Your call structure needs to be designed and delivered with your outcome in
mind. Otherwise, the prospect is far more likely to achieve THEIR objective from
the call (in some cases theirs is to get rid of you!) than you are to get yours.
LACK OF SALES CONFIDENCE
If this relates to you directly, don’t worry. The majority of people I’ve
worked with have some challenges with confidence at some point — and some on a
regular basis!
As companies have re-engineered themselves over the past few months, in a
number of cases it has meant that non-traditional sales staff are now having to
handle parts of the sales process as part of their role. These staff members
didn’t sign up for a sales job, but are now having to do sales activities —
whether they like it or not!
Whether it’s a marketing person making sales calls and trying to get
appointments for field sales representatives, or an administrator handling
incoming sales enquiries, if they aren’t confident with the activity they’re
undertaking, that means less effective calls, lost opportunities, and therefore
lost sales.
Of course, many small business owners have to handle sales themselves as well
as many other functions because they don’t have the luxury of being able to
employ different specialists to do different tasks.

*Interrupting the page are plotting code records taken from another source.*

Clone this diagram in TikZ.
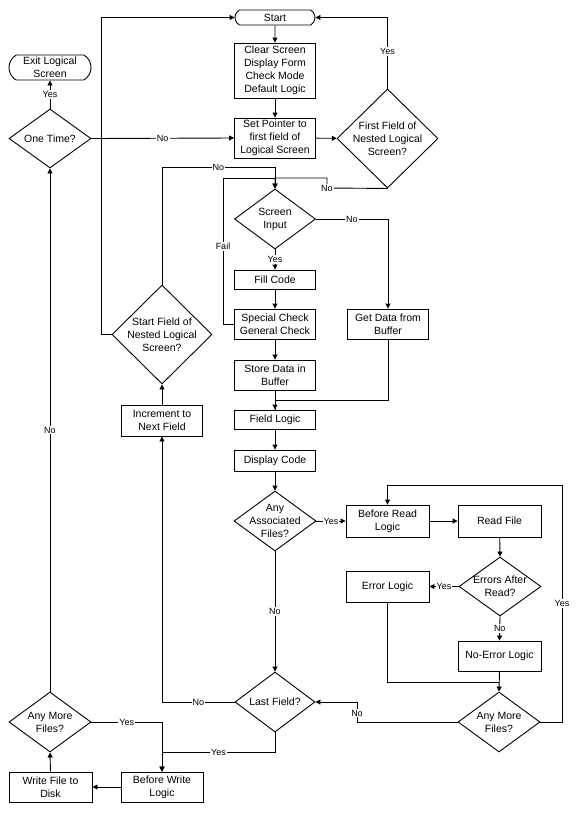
\documentclass[tikz,border=0pt]{standalone}
\usepackage{fontspec}
\setmainfont{Liberation Sans}
\usetikzlibrary{shapes.geometric,shapes.misc,arrows.meta}
\begin{document}
\begin{tikzpicture}[x=1pt,y=-1pt,line width=0.9pt,
  every node/.style={font=\fontsize{10.5}{13}\selectfont},
  box/.style={draw,rectangle,inner sep=0pt,align=center,minimum width=81pt},
  term/.style={draw,rounded rectangle,rounded rectangle arc length=120,inner sep=0pt,align=center},
  dia/.style={draw,diamond,inner sep=0pt},
  arr/.style={-{Triangle[length=5pt,width=5pt]}},
  lbl/.style={fill=white,inner sep=1pt,font=\fontsize{9}{10}\selectfont}]
\fill[white] (0,0) rectangle (580,815);
\useasboundingbox (0,0) rectangle (580,815);

% terminals
\node[term,minimum width=80pt,minimum height=15pt] (start) at (275,17.5) {Start};
\node[term,minimum width=82pt,minimum height=25pt] (exit) at (50,67.5) {Exit Logical\\Screen};

% boxes
\node[box,minimum height=55pt] (clear) at (275,70.5) {Clear Screen\\Display Form\\Check Mode\\Default Logic};
\node[box,minimum height=40pt] (setptr) at (275,138) {Set Pointer to\\first field of\\Logical Screen};
\node[box,minimum height=19pt] (fill) at (275,279.5) {Fill Code};
\node[box,minimum height=30pt] (special) at (275,324) {Special Check\\General Check};
\node[box,minimum height=30pt] (getdata) at (388,324) {Get Data from\\Buffer};
\node[box,minimum height=30pt] (store) at (275,375) {Store Data in\\Buffer};
\node[box,minimum height=19pt] (field) at (275,419.5) {Field Logic};
\node[box,minimum height=31pt] (incr) at (162,420.5) {Increment to\\Next Field};
\node[box,minimum height=21pt] (display) at (275,460.5) {Display Code};
\node[box,minimum width=83pt,minimum height=32pt] (beforeread) at (387.5,521) {Before Read\\Logic};
\node[box,minimum width=83pt,minimum height=32pt] (readfile) at (499.5,521) {Read File};
\node[box,minimum width=83pt,minimum height=31pt] (errorlogic) at (387.5,586.5) {Error Logic};
\node[box,minimum width=83pt,minimum height=30pt] (noerror) at (499.5,656) {No-Error Logic};
\node[box,minimum width=82pt,minimum height=30pt] (beforewrite) at (162,787) {Before Write\\Logic};
\node[box,minimum width=83pt,minimum height=30pt] (writefile) at (50.5,787) {Write File to\\Disk};

% decisions
\node[dia,minimum width=101pt,minimum height=99pt,label={[align=center]center:First Field of\\Nested Logical\\Screen?}] (firstf) at (387.5,138.5) {};
\node[dia,minimum width=82pt,minimum height=59pt,label={[align=center]center:One Time?}] (onetime) at (50,138.5) {};
\node[dia,minimum width=100pt,minimum height=99pt,label={[align=center]center:Start Field of\\Nested Logical\\Screen?}] (startf) at (162,334.5) {};
\node[dia,minimum width=81pt,minimum height=60pt,label={[align=center]center:Screen\\Input}] (screen) at (275,219) {};
\node[dia,minimum width=82pt,minimum height=60pt,label={[align=center]center:Any\\Associated\\Files?}] (anyassoc) at (275,521) {};
\node[dia,minimum width=82pt,minimum height=59pt,label={[align=center]center:Errors After\\Read?}] (errors) at (500,586.5) {};
\node[dia,minimum width=80pt,minimum height=60pt,label={[align=center]center:Last Field?}] (lastfield) at (275,702) {};
\node[dia,minimum width=82pt,minimum height=60pt,label={[align=center]center:Any More\\Files?}] (moreR) at (499,722) {};
\node[dia,minimum width=82pt,minimum height=60pt,label={[align=center]center:Any More\\Files?}] (moreL) at (50,722) {};

% junction points
\coordinate (jn) at (275,178);
\coordinate (jn2) at (275,167);

% connectors
\draw[arr] (start) -- (clear);
\draw[arr] (clear) -- (setptr);
\draw[arr] (setptr) -- (firstf);
\draw[arr] (firstf.north) |- node[lbl,pos=0.26]{Yes} (start.east);
\draw[arr] (firstf.south) -- node[lbl,pos=1]{No} (327,188) -- (327,178) -- (jn) -- (screen.north);
\draw (special.west) -- (223,324) -- node[lbl,pos=0.53]{Fail} (223,178) -- (jn);
\draw[arr] (onetime.north) -- node[lbl]{Yes} (exit.south);
\draw[arr] (onetime.east) -- node[lbl]{No} (setptr.west);
\draw[arr] (startf.west) -- (101,334.5) |- (start.west);
\draw[arr] (startf.north) |- node[lbl,pos=0.75]{No} (jn2) -- (screen.north);
\draw[arr] (screen.south) -- node[lbl]{Yes} (fill.north);
\draw[arr] (screen.east) -| node[lbl,pos=0.25]{No} (getdata.north);
\draw[arr] (fill) -- (special);
\draw[arr] (special) -- (store);
\draw (store) -- (field);
\draw[arr] (getdata.south) |- (275,400) -- (field.north);
\draw[arr] (field) -- (display);
\draw[arr] (display) -- (anyassoc.north);
\draw[arr] (anyassoc.east) -- node[lbl]{Yes} (beforeread.west);
\draw[arr] (anyassoc.south) -- node[lbl]{No} (lastfield.north);
\draw[arr] (beforeread) -- (readfile);
\draw[arr] (readfile) -- (errors.north);
\draw[arr] (errors.west) -- node[lbl]{Yes} (errorlogic.east);
\draw[arr] (errors.south) -- node[lbl]{No} (noerror.north);
\draw (errorlogic.south) |- (499,682);
\draw[arr] (noerror.south) -- (moreR.north);
\draw[arr] (moreR.east) -- (562,722) -- node[lbl,pos=0.5]{Yes} (562,485) -| (beforeread.north);
\draw[arr] (moreR.west) -- (357,722) -- node[lbl,pos=0.45]{No} (357,702) -- (lastfield.east);
\draw[arr] (lastfield.west) -| node[lbl,pos=0.25]{No} (incr.south);
\draw[arr] (lastfield.south) |- node[lbl,pos=0.75]{Yes} (162,752) -- (beforewrite.north);
\draw[arr] (incr.north) -- (startf.south);
\draw[arr] (beforewrite.west) -- (writefile.east);
\draw[arr] (writefile.north) -- (moreL.south);
\draw[arr] (moreL.east) -| node[lbl,pos=0.25]{Yes} (beforewrite.north);
\draw[arr] (moreL.north) -- node[lbl,pos=0.5]{No} (onetime.south);
\end{tikzpicture}
\end{document}
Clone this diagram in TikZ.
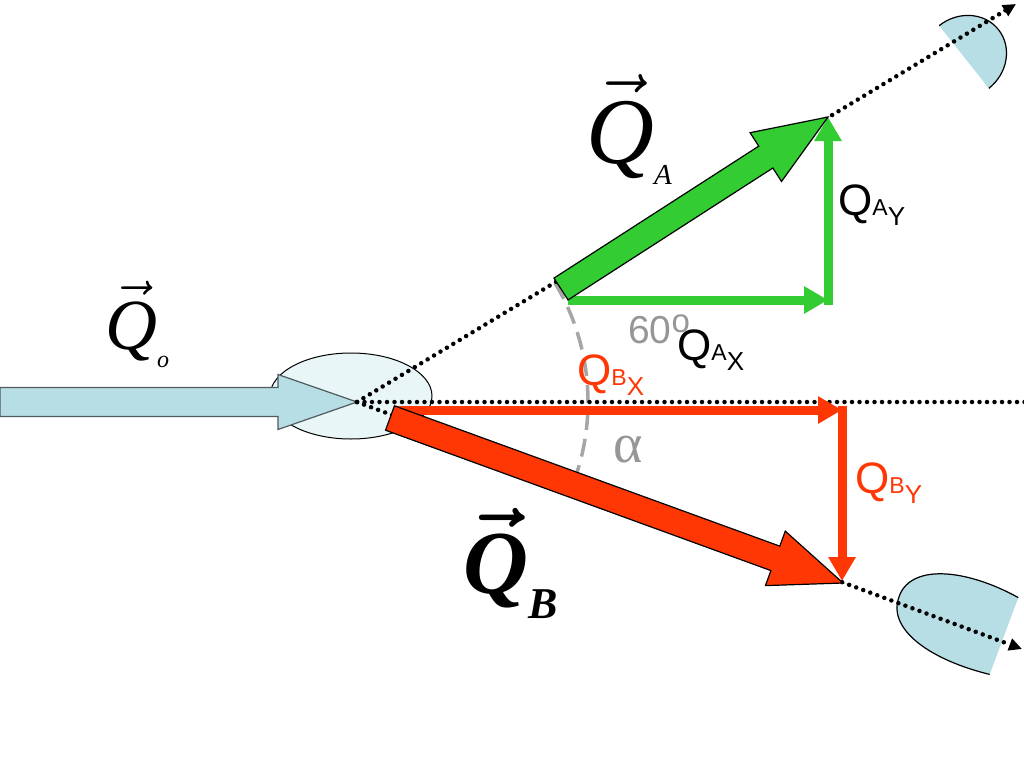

Any person tasked with taking on any element of sales responsibility within a company needs to be confident
handling sales. A lack of confidence in any element of the sales operation can
be a source of lost sales — something most businesses can’t afford at the
moment.
It’s vital that action is taken to equip all team members with the mindset,
skills and confidence required in order to maximise sales opportunities right
now. Otherwise you could be virtually gifting business to the competition.